Holding — Becker, J.
- The Court of Appeals of the State of Washington held that Grover was personally liable under the lease assignment and that the lease was removed from the statute of frauds due to Grover's actions as a tenant.
Rule
- An individual can be held personally liable for a lease agreement if the assignment language clearly indicates personal responsibility, regardless of entity-based signatures.
Reasoning
- The Court of Appeals reasoned that the unambiguous language of the lease assignment explicitly referred to Grover and his wife as individuals, which indicated their personal liability regardless of Grover's signature as a member of the LLC. The court distinguished Grover's situation from a previous case where corporate officers were protected from personal liability due to specific assurances.
- Furthermore, the court found that while the lease lacked a sufficient legal description under the statute of frauds, Grover's actions, including paying rent and treating the lease as valid, demonstrated part performance, thus removing the lease from the statute's constraints.
- The court concluded that Grover's conduct indicated a clear acceptance of the lease terms, which further supported the finding of his personal liability.

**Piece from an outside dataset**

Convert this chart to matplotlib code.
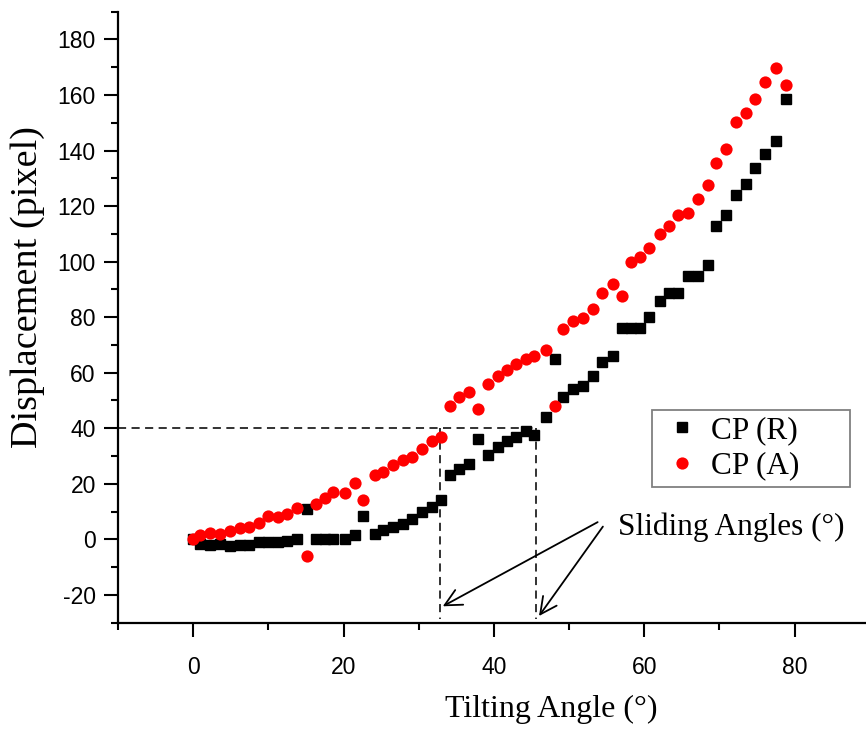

Deep Dive: How the Court Reached Its Decision
Personal Liability of Grover
The court reasoned that the assignment of lease included explicit language referring to William and Teresa Grover as individuals, demonstrating their personal liability for the lease obligations. Although Grover signed the assignment as a member of Grover International, LLC, the court found that the unambiguous language of the agreement did not support his claim of limited liability. The court distinguished Grover's situation from a prior case, Union Machinery Supply Co. v. Taylor-Morrison Logging Co., where corporate officers were shielded from personal liability based on assurances given to them. In Grover's case, the court held that he could not escape personal responsibility simply by using an entity-based signature when the contract clearly indicated his individual obligations. The findings further underscored that if Grover intended to avoid personal liability, he should have sought to eliminate the language in the assignment that designated him as an individual. Thus, the court affirmed Grover's personal liability under the lease assignment based on the clear terms of the agreement.
Statute of Frauds
The court considered Grover's argument that the lease was unenforceable under the statute of frauds due to its failure to include a proper legal description of the property. The statute of frauds requires contracts concerning the sale or conveyance of real property to contain sufficient details, such as lot and block numbers, to definitively locate the property. In this case, the lease's description was deemed insufficient because it did not specify the relevant plat or addition, thus failing to meet the statutory requirements. However, the court noted that a lease could still be enforced if it demonstrated part performance, an equitable doctrine that allows enforcement despite statutory deficiencies. Grover's actions, including assuming possession of the premises and making payments as stipulated in the lease, indicated a clear acceptance of the terms, which effectively removed the lease from the statute's constraints. The court concluded that Grover's conduct demonstrated he treated the lease as valid despite its technical issues, thus allowing the lease to be enforced.
Part Performance Doctrine
The court elaborated on the concept of part performance, which serves as an exception to the statute of frauds by allowing a contract to be enforced when certain actions indicate its existence. The court identified three primary factors that demonstrate part performance: actual possession of the property, payment of rent, and making substantial improvements to the property. Grover argued that only Grover International conducted business on the premises and that he did not personally take possession or pay rent. However, the court found that Grover was indeed acting as an individual under the lease, as evidenced by his payments and contractual dealings, including the agreement with Sushkin, who assumed the lease. Although the court acknowledged a lack of significant improvements made by Grover, it highlighted that the actions he took—paying rent calculated annually and treating the lease as valid—were sufficient to satisfy part performance. Therefore, Grover's behavior pointed clearly to the existence of the lease and justified its enforcement despite the statute of frauds.
Conclusion
Ultimately, the court affirmed the trial court's decision, holding Grover personally liable under the lease assignment and concluding that the lease was effectively removed from the statute of frauds due to Grover's actions. The court emphasized that the clear language of the assignment indicated Grover's personal liability and that his conduct demonstrated acceptance of the lease terms. The ruling underscored the principle that an individual's signature on a lease assignment does not negate personal responsibility when the assignment language explicitly calls for individual obligations. Moreover, the court's application of the part performance doctrine illustrated how Grover's conduct in relation to the lease was sufficient to remove any uncertainties associated with its enforceability. As a result, the court upheld the trial court's judgment, reinforcing the significance of clear contractual language and the importance of actions taken by parties in recognizing and affirming their obligations.